Directive: Look through the data below and return each line where "this" appears.

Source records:
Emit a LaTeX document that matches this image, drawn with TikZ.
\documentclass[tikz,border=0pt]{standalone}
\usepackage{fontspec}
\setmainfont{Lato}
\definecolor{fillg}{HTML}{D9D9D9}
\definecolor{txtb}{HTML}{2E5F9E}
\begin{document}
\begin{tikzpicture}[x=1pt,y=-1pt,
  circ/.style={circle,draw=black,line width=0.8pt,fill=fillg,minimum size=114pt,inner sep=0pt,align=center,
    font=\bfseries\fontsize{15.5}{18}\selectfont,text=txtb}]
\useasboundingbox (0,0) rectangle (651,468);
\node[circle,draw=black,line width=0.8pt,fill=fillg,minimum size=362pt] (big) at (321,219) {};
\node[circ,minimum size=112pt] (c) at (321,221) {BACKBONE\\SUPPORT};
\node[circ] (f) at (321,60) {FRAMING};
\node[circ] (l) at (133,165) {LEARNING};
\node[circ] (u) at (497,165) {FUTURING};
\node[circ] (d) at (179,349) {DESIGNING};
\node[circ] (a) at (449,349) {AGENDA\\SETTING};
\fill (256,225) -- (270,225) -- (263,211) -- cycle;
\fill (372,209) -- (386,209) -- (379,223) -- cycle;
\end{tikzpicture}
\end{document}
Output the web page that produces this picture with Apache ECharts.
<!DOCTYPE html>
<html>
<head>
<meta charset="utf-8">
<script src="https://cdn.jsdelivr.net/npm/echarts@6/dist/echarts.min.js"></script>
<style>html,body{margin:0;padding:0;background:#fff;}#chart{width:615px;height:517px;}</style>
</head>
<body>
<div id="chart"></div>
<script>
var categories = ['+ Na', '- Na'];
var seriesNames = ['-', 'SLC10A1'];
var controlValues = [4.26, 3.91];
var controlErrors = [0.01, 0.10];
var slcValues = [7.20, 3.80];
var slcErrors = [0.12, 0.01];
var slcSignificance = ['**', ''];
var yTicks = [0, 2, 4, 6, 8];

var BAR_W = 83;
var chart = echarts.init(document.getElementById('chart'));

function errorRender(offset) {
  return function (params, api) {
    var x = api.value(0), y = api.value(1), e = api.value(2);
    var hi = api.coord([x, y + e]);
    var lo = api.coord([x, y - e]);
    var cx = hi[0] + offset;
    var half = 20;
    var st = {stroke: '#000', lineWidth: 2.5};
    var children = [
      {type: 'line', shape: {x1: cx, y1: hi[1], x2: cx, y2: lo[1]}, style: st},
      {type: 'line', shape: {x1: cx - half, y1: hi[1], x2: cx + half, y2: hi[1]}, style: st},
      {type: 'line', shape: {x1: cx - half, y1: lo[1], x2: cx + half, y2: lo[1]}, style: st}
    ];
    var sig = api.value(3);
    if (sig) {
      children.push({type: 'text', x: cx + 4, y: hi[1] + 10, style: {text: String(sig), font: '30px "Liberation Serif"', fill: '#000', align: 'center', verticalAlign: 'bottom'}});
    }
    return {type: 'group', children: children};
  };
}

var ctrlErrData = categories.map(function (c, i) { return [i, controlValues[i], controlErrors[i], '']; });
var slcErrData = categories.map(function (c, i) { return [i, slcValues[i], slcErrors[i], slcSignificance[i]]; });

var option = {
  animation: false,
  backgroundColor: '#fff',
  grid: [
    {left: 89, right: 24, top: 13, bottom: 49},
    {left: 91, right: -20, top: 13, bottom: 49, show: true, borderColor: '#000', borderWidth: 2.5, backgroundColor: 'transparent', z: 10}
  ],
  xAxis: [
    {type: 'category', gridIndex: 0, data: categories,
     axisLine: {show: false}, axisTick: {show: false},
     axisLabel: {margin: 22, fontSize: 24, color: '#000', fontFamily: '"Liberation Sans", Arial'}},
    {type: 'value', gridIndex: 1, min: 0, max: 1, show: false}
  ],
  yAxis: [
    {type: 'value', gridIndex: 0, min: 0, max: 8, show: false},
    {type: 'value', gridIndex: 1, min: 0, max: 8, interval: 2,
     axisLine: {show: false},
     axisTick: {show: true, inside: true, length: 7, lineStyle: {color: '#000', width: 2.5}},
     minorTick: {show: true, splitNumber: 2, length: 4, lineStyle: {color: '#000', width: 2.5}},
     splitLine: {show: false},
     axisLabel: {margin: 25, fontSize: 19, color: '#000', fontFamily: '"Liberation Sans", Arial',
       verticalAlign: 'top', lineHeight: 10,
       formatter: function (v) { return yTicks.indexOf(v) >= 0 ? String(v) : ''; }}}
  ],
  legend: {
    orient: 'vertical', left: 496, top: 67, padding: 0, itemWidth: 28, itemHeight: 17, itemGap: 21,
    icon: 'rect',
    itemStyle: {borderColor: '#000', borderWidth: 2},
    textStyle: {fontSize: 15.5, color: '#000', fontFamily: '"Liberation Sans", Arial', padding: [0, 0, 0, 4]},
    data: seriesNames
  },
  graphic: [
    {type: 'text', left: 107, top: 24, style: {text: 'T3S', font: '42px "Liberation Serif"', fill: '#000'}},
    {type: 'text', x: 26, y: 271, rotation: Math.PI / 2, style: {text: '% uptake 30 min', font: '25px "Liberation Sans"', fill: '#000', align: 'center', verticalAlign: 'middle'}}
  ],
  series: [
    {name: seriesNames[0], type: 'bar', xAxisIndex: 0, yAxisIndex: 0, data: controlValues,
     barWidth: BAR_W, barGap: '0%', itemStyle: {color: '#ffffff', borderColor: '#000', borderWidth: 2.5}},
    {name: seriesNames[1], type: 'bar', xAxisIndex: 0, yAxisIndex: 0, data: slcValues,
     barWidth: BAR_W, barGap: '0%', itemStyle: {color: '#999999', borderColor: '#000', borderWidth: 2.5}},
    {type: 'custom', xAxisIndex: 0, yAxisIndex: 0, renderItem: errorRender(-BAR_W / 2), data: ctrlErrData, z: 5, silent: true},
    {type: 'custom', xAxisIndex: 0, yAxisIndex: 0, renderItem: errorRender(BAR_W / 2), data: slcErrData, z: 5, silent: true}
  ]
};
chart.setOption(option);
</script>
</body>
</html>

Right answer:
Emit a LaTeX document that matches this image, drawn with TikZ.
Output the web page that produces this picture with Apache ECharts.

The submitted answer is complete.